Place the device into saline solution or DI water for at least 30 minutes to allow for stabilization and expansion of the device and the interior components. To actuate the device, place a neodymium magnet below or above the device within one to two centimeters from the device. While moving the magnet, the movement of the iron oxide doped components will shadow the movement of the magnet.

This functional, single-geared device was fabricated in less than 15 minutes. The device can be actuated with a magnet and figure 7B shows the different positions of the iron oxide segment when it is actuated with a magnet. This strategy can be used for creating various different types of hydrogel-based micro devices.

For instance, here's a simple gate valve which controls the release of drugs from a single reservoir. The linear movement of the iron oxide doped hydrogel component gates the diffusion of a hypothetical drug out through an outlet. And here, a gated linear manifold controls the release of drugs from multiple reservoirs.

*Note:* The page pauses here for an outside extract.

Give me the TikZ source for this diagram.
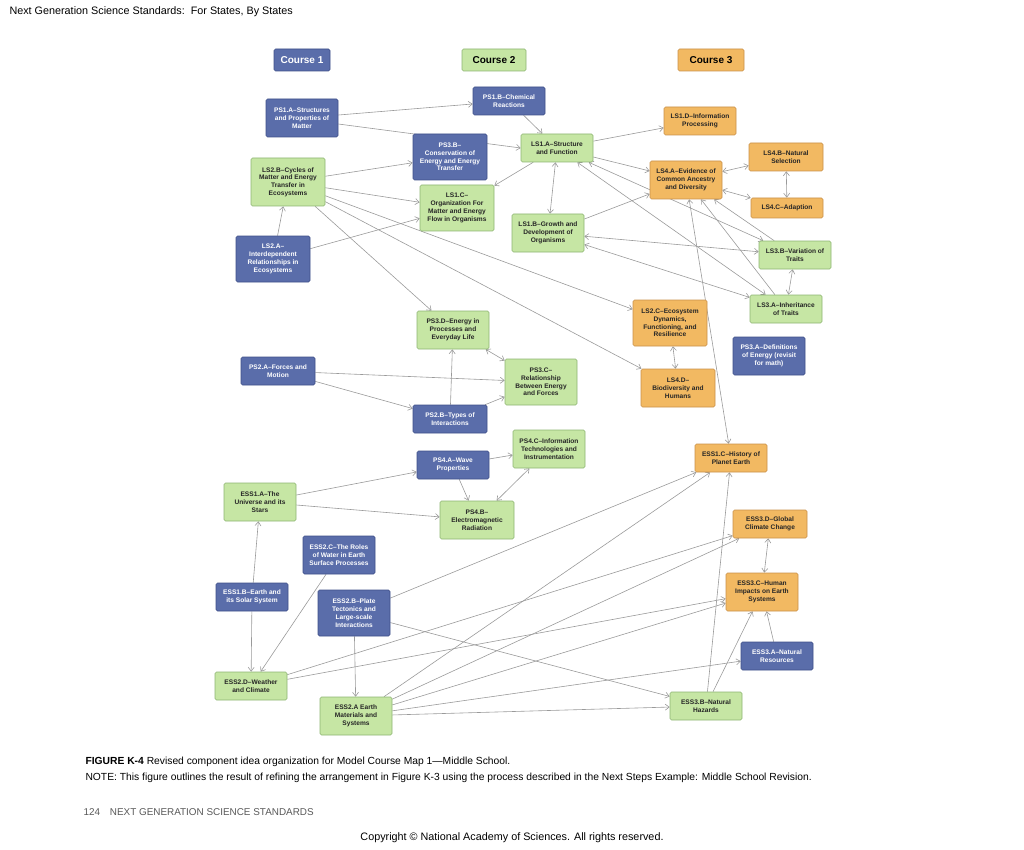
\documentclass[tikz,border=0pt]{standalone}
\usepackage{fontspec}
\setmainfont{Liberation Sans}
\usetikzlibrary{arrows.meta}
\pgfdeclarelayer{bg}
\pgfsetlayers{bg,main}
\definecolor{bfill}{HTML}{5A6DAA}
\definecolor{bdraw}{HTML}{3E4F88}
\definecolor{gfill}{HTML}{C6E6A4}
\definecolor{gdraw}{HTML}{8DB472}
\definecolor{ofill}{HTML}{F2B962}
\definecolor{odraw}{HTML}{C8904A}
\definecolor{edgec}{HTML}{9A9A9A}
\tikzset{
 box/.style={rounded corners=1.5pt, line width=0.6pt, align=center, inner sep=1pt,
   font=\fontsize{6.6}{7.8}\selectfont\bfseries, minimum height=28pt},
 bl/.style={box, fill=bfill, draw=bdraw, text=white},
 gr/.style={box, fill=gfill, draw=gdraw, text=black!85},
 or/.style={box, fill=ofill, draw=odraw, text=black!85},
 hd/.style={box, font=\fontsize{10}{11}\selectfont\bfseries, minimum height=22pt},
 w/.style={minimum width=#1pt},
 e/.style={draw=edgec, line width=0.6pt, -{Straight Barb[length=4pt,width=6pt]}},
 ee/.style={draw=edgec, line width=0.6pt, {Straight Barb[length=4pt,width=6pt]}-{Straight Barb[length=4pt,width=6pt]}},
}
\begin{document}
\begin{tikzpicture}[x=1pt,y=-1pt]
\useasboundingbox (0,0) rectangle (1024,850);
\node[anchor=west, font=\fontsize{10.8}{12}\selectfont] (title) at (6,12) {Next Generation Science Standards:\ \ For States, By States};
% headers
\node[hd, fill=bfill, draw=bdraw, text=white, w=56] (c1) at (302,60) {Course 1};
\node[hd, fill=gfill, draw=gdraw, w=64] (c2) at (494,60) {Course 2};
\node[hd, fill=ofill, draw=odraw, w=66] (c3) at (711,60) {Course 3};
% nodes
\node[bl,w=72,minimum height=38pt] (PS1A) at (302,118) {PS1.A--Structures\\and Properties of\\Matter};
\node[bl,w=72] (PS1B) at (509,101) {PS1.B--Chemical\\Reactions};
\node[bl,w=74,minimum height=46pt] (PS3B) at (450,157) {PS3.B--\\Conservation of\\Energy and Energy\\Transfer};
\node[gr,w=72] (LS1A) at (557,148) {LS1.A--Structure\\and Function};
\node[or,w=72] (LS1D) at (700,121) {LS1.D--Information\\Processing};
\node[gr,w=74,minimum height=48pt] (LS2B) at (288,182) {LS2.B--Cycles of\\Matter and Energy\\Transfer in\\Ecosystems};
\node[gr,w=74,minimum height=46pt] (LS1C) at (457,208) {LS1.C--\\Organization For\\Matter and Energy\\Flow in Organisms};
\node[or,w=72,minimum height=38pt] (LS4A) at (686,180) {LS4.A--Evidence of\\Common Ancestry\\and Diversity};
\node[or,w=74] (LS4B) at (786,157) {LS4.B--Natural\\Selection};
\node[or,w=72,minimum height=20pt] (LS4C) at (787,208) {LS4.C--Adaption};
\node[gr,w=72,minimum height=38pt] (LS1B) at (548,233) {LS1.B--Growth and\\Development of\\Organisms};
\node[bl,w=74,minimum height=46pt] (LS2A) at (273,259) {LS2.A--\\Interdependent\\Relationships in\\Ecosystems};
\node[gr,w=72] (LS3B) at (795,255) {LS3.B--Variation of\\Traits};
\node[gr,w=72] (LS3A) at (786,309) {LS3.A--Inheritance\\of Traits};
\node[or,w=74,minimum height=46pt] (LS2C) at (670,323) {LS2.C--Ecosystem\\Dynamics,\\Functioning, and\\Resilience};
\node[gr,w=72,minimum height=38pt] (PS3D) at (453,330) {PS3.D--Energy in\\Processes and\\Everyday Life};
\node[bl,w=72,minimum height=38pt] (PS3A) at (769,356) {PS3.A--Definitions\\of Energy (revisit\\for math)};
\node[bl,w=74] (PS2A) at (278,371) {PS2.A--Forces and\\Motion};
\node[gr,w=72,minimum height=46pt] (PS3C) at (541,382) {PS3.C--\\Relationship\\Between Energy\\and Forces};
\node[or,w=74,minimum height=38pt] (LS4D) at (678,388) {LS4.D--\\Biodiversity and\\Humans};
\node[bl,w=74] (PS2B) at (450,419) {PS2.B--Types of\\Interactions};
\node[gr,w=72,minimum height=38pt] (PS4C) at (549,449) {PS4.C--Information\\Technologies and\\Instrumentation};
\node[bl,w=72] (PS4A) at (453,465) {PS4.A--Wave\\Properties};
\node[or,w=72] (ESS1C) at (731,458) {ESS1.C--History of\\Planet Earth};
\node[gr,w=72,minimum height=38pt] (ESS1A) at (260,502) {ESS1.A--The\\Universe and its\\Stars};
\node[gr,w=74,minimum height=38pt] (PS4B) at (477,520) {PS4.B--\\Electromagnetic\\Radiation};
\node[or,w=74] (ESS3D) at (770,524) {ESS3.D--Global\\Climate Change};
\node[bl,w=72,minimum height=38pt] (ESS2C) at (339,555) {ESS2.C--The Roles\\of Water in Earth\\Surface Processes};
\node[bl,w=72] (ESS1B) at (252,597) {ESS1.B--Earth and\\its Solar System};
\node[or,w=72,minimum height=38pt] (ESS3C) at (762,592) {ESS3.C--Human\\Impacts on Earth\\Systems};
\node[bl,w=72,minimum height=46pt] (ESS2B) at (354,613) {ESS2.B--Plate\\Tectonics and\\Large-scale\\Interactions};
\node[bl,w=72] (ESS3A) at (777,656) {ESS3.A--Natural\\Resources};
\node[gr,w=72] (ESS2D) at (251,686) {ESS2.D--Weather\\and Climate};
\node[gr,w=72] (ESS3B) at (706,706) {ESS3.B--Natural\\Hazards};
\node[gr,w=72,minimum height=38pt] (ESS2A) at (356,716) {ESS2.A Earth\\Materials and\\Systems};
% edges
\begin{pgfonlayer}{bg}
\draw[e] (PS1A) -- (PS1B);
\draw[e] ([yshift=-6pt]PS1A.east) -- (LS1A.west);
\draw[e] (PS1B) -- (LS1A);
\draw[e] (LS2B) -- (PS3B);
\draw[e] (LS2B) -- (LS1C);
\draw[e] (LS2A) -- (LS1C);
\draw[e] (LS2A) -- (LS2B);
\draw[e] (LS1A) -- (LS1C);
\draw[ee] (LS1A) -- (LS1B);
\draw[e] (LS1A) -- (LS1D);
\draw[e] (LS1A) -- (LS4A);
\draw[e] (LS1B) -- (LS4A);
\draw[ee] (LS4A) -- (LS4B);
\draw[ee] (LS4A) -- (LS4C);
\draw[ee] (LS4B) -- (LS4C);
\draw[ee] (LS1B) -- (LS3B);
\draw[ee] (LS1B) -- (LS3A);
\draw[ee] (LS3B) -- (LS3A);
\draw[e] (LS3B) -- (LS4A);
\draw[e] (LS3A) -- (LS4A);
\draw[ee] (LS1A) -- (LS3A);
\draw[ee] (LS1A) -- (LS3B);
\draw[ee] (LS4A) -- (ESS1C);
\draw[e] (LS2B) -- (LS2C);
\draw[e] (LS2B) -- (LS4D);
\draw[e] (LS2B) -- (PS3D);
\draw[ee] (LS2C) -- (LS4D);
\draw[ee] (PS3D) -- (PS3C);
\draw[e] (PS2A) -- (PS3C);
\draw[e] (PS2A) -- (PS2B);
\draw[e] (PS2B) -- (PS3D);
\draw[e] (PS2B) -- (PS3C);
\draw[e] (PS4A) -- (PS4C);
\draw[e] (PS4A) -- (PS4B);
\draw[ee] (PS4C) -- (PS4B);
\draw[e] (ESS1A) -- (PS4A);
\draw[e] (ESS1A) -- (PS4B);
\draw[e] (ESS1B) -- (ESS1A);
\draw[e] (ESS1B) -- (ESS2D);
\draw[e] (ESS2C) -- (ESS2D);
\draw[e] (ESS2B) -- (ESS1C);
\draw[e] (ESS2B) -- (ESS2A);
\draw[e] (ESS2B) -- (ESS3B);
\draw[e] (ESS2D) -- (ESS3D);
\draw[e] (ESS2D) -- (ESS3C);
\draw[e] (ESS2A) -- (ESS1C);
\draw[e] (ESS2A) -- (ESS3D);
\draw[e] (ESS2A) -- (ESS3C);
\draw[e] (ESS2A) -- (ESS3A);
\draw[e] (ESS2A) -- (ESS3B);
\draw[e] (ESS3B) -- (ESS1C);
\draw[e] (ESS3B) -- (ESS3C);
\draw[e] (ESS3A) -- (ESS3C);
\draw[ee] (ESS3D) -- (ESS3C);
\end{pgfonlayer}
% caption
\node[anchor=west, font=\fontsize{10.3}{12}\selectfont] (cap1) at (82,762) {\textbf{FIGURE K-4} Revised component idea organization for Model Course Map 1---Middle School.};
\node[anchor=west, font=\fontsize{10.3}{12}\selectfont] (cap2) at (82,778) {NOTE: This figure outlines the result of refining the arrangement in Figure K-3 using the process described in the Next Steps Example: Middle School Revision.};
\node[anchor=west, font=\fontsize{9.9}{11}\selectfont, text=black!65] (pg) at (80,812) {124\quad NEXT GENERATION SCIENCE STANDARDS};
\node[font=\fontsize{10.8}{12}\selectfont] (copy) at (512,838) {Copyright \textcopyright{} National Academy of Sciences. All rights reserved.};
\end{tikzpicture}
\end{document}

Each reservoir contains hypothetical drugs and the movement of the iron oxide doped component gates the movement of drugs out of these reservoirs through a window of hydrogel that allows for the diffusion of these drugs out of the exterior. In addition, a sophisticated design based on the Geneva drive can produce intermittent movement. A driving gear with the pin is able to engage a larger driven gear and produce a 60 degree rotation by the gear for each full rotation of the driving gear.

This fabrication strategy is a versatile method for creating various types of hydrogel-based devices. Although we have demonstrated its use in creating PEG-based devices, this strategy can be used for any type of photo polymerizable hydrogel. This technique creates what we believe is the next generation of implantable devices:sophisticated, entirely biocompatible devices which can be magnetically controlled and actuated without the need of an onboard power source.